I spent Election Eve Day reading about the Texas church shooting and some contentious southeast Michigan local elections, including the one in which I cast my vote, and now I can’t get Buffalo Springfield’s “For What It’s Worth” out of my head.
I know it seems like a stretch to connect a Texas massacre and a local election in Farmington, Michigan, but stick with me for a minute.
If you’ve watched social media and read letters to the editor over the past few weeks, you know that It’s not enough any more to disagree on issues. Along with – or even instead of – simply elevating the people who share our ideals, some of us feel compelled to tear down the ones who don’t. Elections have become less an elevated conversation about ideals and vision and more a race to see who can come up with the most scathing personal attack.

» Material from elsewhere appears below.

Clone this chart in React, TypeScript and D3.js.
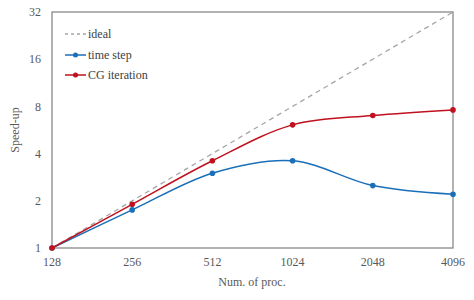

Let’s be clear: Every one of our neighbors who campaigned was asking for an endless series of meetings, long hours of study, emails from angry residents, and a paycheck that barely covers the expense of being a city council member.
These are positions most of us wouldn’t touch with a ten-foot pole.
So why all the vitriol? Why not just thank these fellow citizens for their efforts and move on?
There’s something happening here, something with elections and neighbors and churches and guns, something about our hearts and our eroding ability to resolve our most critical problems with civil discourse and common sense. We are becoming a nation of anger and righteous indignation and judgment, of figurative and literal death sentences for people with whom we disagree.
I don’t know why that is. I know it’s starting to scare me. Because I don’t want it to happen here.
In the coming year – and beyond, for that matter – I want to talk about what brings us together as people and as a community. I want our discussions about problems to revolve around forward-thinking solutions.
Most of all, I want us to be kind to everyone and not just those with whom we agree.